Brea Willette of Vassalboro said women who are trying to live off the land will continue to gravitate toward hunting as a resource.

“I personally see a lot more women jumping into the homestead lifestyle the last few years and believe that utilizing hunting will come with that,” she said. 

Despite being outnumbered and having to contend with outdated biases, women hunters have discovered strength in being able to talk about their successes and struggles.

Social media platforms provide the kind of open forum and larger community women seek in carving out their own niche.

“Hunting has been such a male-dominated arena and for me it feels good to have other women to reach out to and run ideas by that I sometimes feel more comfortable with and less judged,” said Emily Goode, who has hunted since she was a child.
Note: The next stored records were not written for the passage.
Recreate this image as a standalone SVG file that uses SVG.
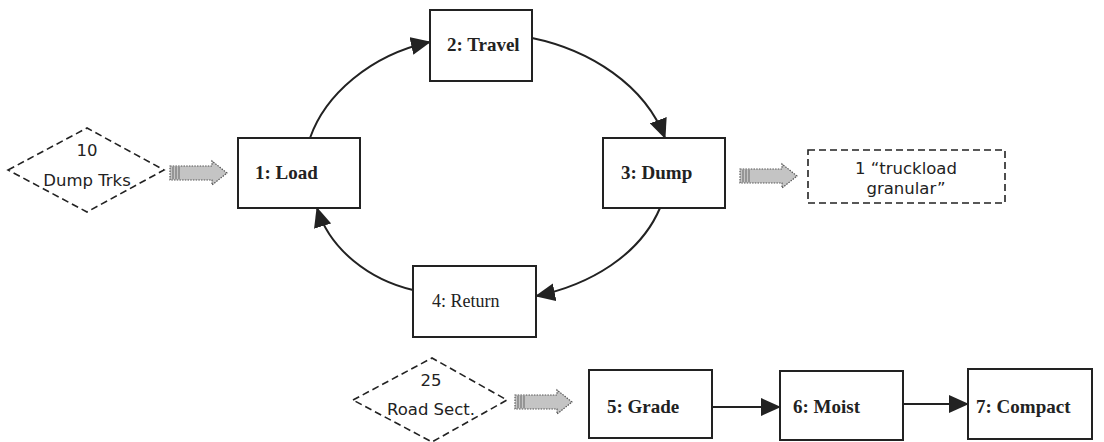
<svg xmlns="http://www.w3.org/2000/svg" width="1104" height="442" viewBox="0 0 1104 442">
<style>
.box{fill:#fff;stroke:#222;stroke-width:2}
.dash{fill:#fff;stroke:#222;stroke-width:1.6;stroke-dasharray:7 4}
.lb{font-family:"Liberation Serif",serif;font-weight:bold;font-size:19px;fill:#222}
.lr{font-family:"Liberation Serif",serif;font-size:18px;fill:#222}
.ls{font-family:"DejaVu Sans",sans-serif;font-size:16.5px;fill:#222;text-anchor:middle}
.conn{fill:none;stroke:#222;stroke-width:2}
.blk{fill:#c4c4c4;stroke:#555;stroke-width:1.2;stroke-dasharray:1.5 1.2}
</style>
<defs>
<marker id="ah" markerUnits="userSpaceOnUse" markerWidth="20" markerHeight="18" viewBox="0 0 20 18" refX="19" refY="9" orient="auto">
<path d="M0,0 L20,9 L0,18 Z" fill="#222"/>
</marker>
<g id="blockArrow">
<path class="blk" d="M0,-7 L42,-7 L42,-12 L57,0 L42,12 L42,7 L0,7 Z"/>
<path d="M3,-6 V6 M6,-6 V6 M9,-6 V6" stroke="#666" stroke-width="1"/>
</g>
</defs>

<g id="connectors">
<path class="conn" d="M310,138 C325,95 370,55 430,42" marker-end="url(#ah)"/>
<path class="conn" d="M532,38 C590,50 645,85 665,138" marker-end="url(#ah)"/>
<path class="conn" d="M660,208 C640,255 590,285 536,296" marker-end="url(#ah)"/>
<path class="conn" d="M413,290 C370,280 330,250 317,208" marker-end="url(#ah)"/>
<path class="conn" d="M712,407 L780,407" marker-end="url(#ah)"/>
<path class="conn" d="M903,404 L968,404" marker-end="url(#ah)"/>
<use href="#blockArrow" x="170" y="173"/>
<use href="#blockArrow" x="740" y="176"/>
<use href="#blockArrow" x="515" y="402"/>
</g>

<g id="n-dumptrks">
<path class="dash" d="M8,170 L87,128 L164,170 L87,212 Z"/>
<text class="ls" x="87" y="156">10</text>
<text class="ls" x="87" y="186">Dump Trks</text>
</g>

<g id="n-load">
<rect class="box" x="238" y="138" width="122" height="70"/>
<text class="lb" x="255" y="179">1: Load</text>
</g>

<g id="n-travel">
<rect class="box" x="430" y="10" width="102" height="71"/>
<text class="lb" x="447" y="51">2: Travel</text>
</g>

<g id="n-dump">
<rect class="box" x="603" y="138" width="122" height="70"/>
<text class="lb" x="621" y="179">3: Dump</text>
</g>

<g id="n-truckload">
<rect class="dash" x="808" y="150" width="197" height="53"/>
<text class="ls" x="906" y="174">1 “truckload</text>
<text class="ls" x="906" y="194">granular”</text>
</g>

<g id="n-return">
<rect class="box" x="413" y="266" width="123" height="71"/>
<text class="lr" x="432" y="307">4: Return</text>
</g>

<g id="n-roadsect">
<path class="dash" d="M353,400 L432,358 L507,400 L432,442 Z"/>
<text class="ls" x="431" y="386">25</text>
<text class="ls" x="431" y="415">Road Sect.</text>
</g>

<g id="n-grade">
<rect class="box" x="589" y="370" width="123" height="68"/>
<text class="lb" x="607" y="413">5: Grade</text>
</g>

<g id="n-moist">
<rect class="box" x="780" y="371" width="123" height="69"/>
<text class="lb" x="793" y="413">6: Moist</text>
</g>

<g id="n-compact">
<rect class="box" x="968" y="369" width="124" height="70"/>
<text class="lb" x="976" y="413">7: Compact</text>
</g>
</svg>
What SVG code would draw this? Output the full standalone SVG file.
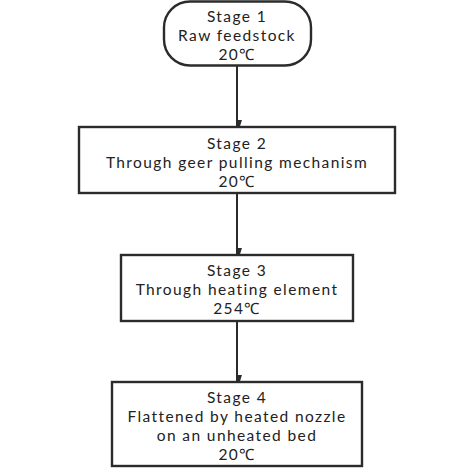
<svg xmlns="http://www.w3.org/2000/svg" width="474" height="474" viewBox="0 0 474 474">
<defs>
<style>
.box{fill:#fff;stroke:#2b2b2b;stroke-width:2.4}
.t{font-family:Lato,"Open Sans",sans-serif;font-size:15.5px;letter-spacing:1.4px;fill:#222;text-anchor:middle}
.c{stroke:#2b2b2b;stroke-width:2;fill:none}
</style>
<marker id="ah" markerWidth="10" markerHeight="16" refX="10" refY="8" orient="auto" markerUnits="userSpaceOnUse" viewBox="0 0 16 10">
<path d="M0,0 L16,5 L0,10 Z" fill="#2b2b2b"/>
</marker>
</defs>
<rect width="474" height="474" fill="#fff"/>
<g id="connectors">
<line class="c" x1="237" y1="66" x2="237" y2="126" marker-end="url(#ah)"/>
<line class="c" x1="237" y1="193" x2="237" y2="254" marker-end="url(#ah)"/>
<line class="c" x1="237" y1="321" x2="237" y2="381" marker-end="url(#ah)"/>
</g>
<g id="stage1">
<rect class="box" x="164" y="1.5" width="147" height="64" rx="26" ry="26"/>
<text class="t" x="237" y="22">Stage 1</text>
<text class="t" x="237" y="41">Raw feedstock</text>
<text class="t" x="237" y="60">20℃</text>
</g>
<g id="stage2">
<rect class="box" x="79" y="127" width="316" height="66"/>
<text class="t" x="237" y="149">Stage 2</text>
<text class="t" x="237" y="168">Through geer pulling mechanism</text>
<text class="t" x="237" y="187">20℃</text>
</g>
<g id="stage3">
<rect class="box" x="121" y="255" width="232" height="66"/>
<text class="t" x="237" y="276">Stage 3</text>
<text class="t" x="237" y="295">Through heating element</text>
<text class="t" x="237" y="314">254℃</text>
</g>
<g id="stage4">
<rect class="box" x="112" y="382" width="250" height="84"/>
<text class="t" x="237" y="403">Stage 4</text>
<text class="t" x="237" y="422">Flattened by heated nozzle</text>
<text class="t" x="237" y="441">on an unheated bed</text>
<text class="t" x="237" y="460">20℃</text>
</g>
</svg>
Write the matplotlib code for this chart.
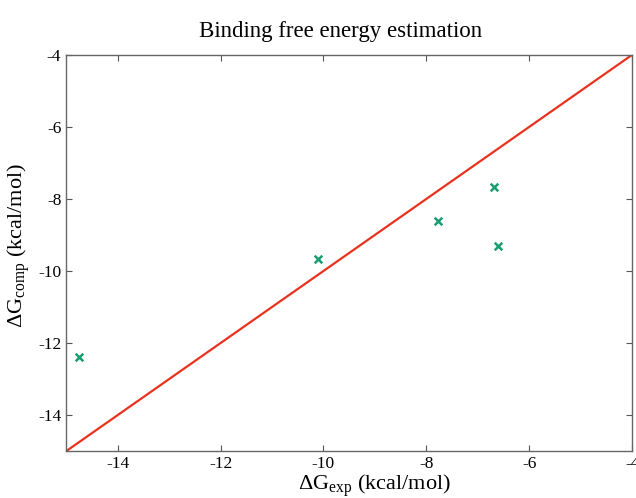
import numpy as np
import matplotlib
matplotlib.use('Agg')
import matplotlib.pyplot as plt

plt.rcParams['font.family'] = 'Liberation Serif'
plt.rcParams['mathtext.fontset'] = 'custom'
plt.rcParams['mathtext.rm'] = 'Liberation Serif'
plt.rcParams['mathtext.it'] = 'Liberation Serif:italic'
plt.rcParams['axes.unicode_minus'] = False

# experimental vs computed binding free energies (kcal/mol)
dg_exp = [-14.75, -10.1, -7.78, -6.68, -6.6]
dg_comp = [-12.4, -9.66, -8.6, -7.68, -9.3]
ideal = [-15, -4]
xticks = [-14, -12, -10, -8, -6, -4]
yticks = [-14, -12, -10, -8, -6, -4]

fig = plt.figure(figsize=(6.36, 4.98), dpi=100)
ax = fig.add_axes([0.104, 0.094, 0.89, 0.796])

ax.plot(ideal, ideal, color='#e8321e', lw=1.6)
ax.scatter(dg_exp, dg_comp, marker='x', color='#1b9e6f', s=30, linewidths=1.8, zorder=3)

ax.set_xlim(-15, -4)
ax.set_ylim(-15, -4)
ax.set_xticks(xticks)
ax.set_yticks(yticks)
ax.tick_params(direction='in', top=True, right=True, labelsize=12.5, length=4,
               color='#555555')
for s in ax.spines.values():
    s.set_color('#666666')
    s.set_linewidth(1.0)

ax.set_title('Binding free energy estimation', fontsize=16.5, pad=13, x=0.485)
ax.set_xlabel(r'$\Delta$G$_{\mathrm{exp}}$ (kcal/mol)', fontsize=16)
ax.set_ylabel(r'$\Delta$G$_{\mathrm{comp}}$ (kcal/mol)', fontsize=16)
ax.xaxis.set_label_coords(0.545, -0.053)
ax.yaxis.set_label_coords(-0.06, 0.52)

fig.savefig('out.png', dpi=100)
DIF&W sponsors several programs geared toward women, including its Becoming an Outdoors Woman workshops, which teach skills in hunting, fishing and outdoor recreation.

“I really want more people, not just women, who have never experienced this aspect of being outside to have the opportunity to get engaged,” said DIF&W Commissioner Judy Camuso, who grew up in Boston and was introduced to hunting later in her life.

Despite the increase in female hunters, the sport has experienced a 32 percent decline in overall participation since its peak 40 years ago, according to the North Carolina State University College of Natural Resources. In 2020, only 11.5 million people hunted in the country compared with almost 17 million in 1982.

The baby boomers, mostly white men, who dominated the hunting ranks for decades, are aging out. And with a significant increase in minority groups who have not hunted traditionally, it may well fall to women to help fill that gap in the meantime.

It may take women’s influence to break down some of the misconceptions that portray hunters as bloodthirsty trophy hunters.

“Hunting is so much more than that and such a positive influence on our lives,” Plummer said. “I pray that seeing wives, daughters, moms and grandmoms out there hunting will help to make some folks understand that a person can love to hunt and still be a compassionate, kind and loving person.”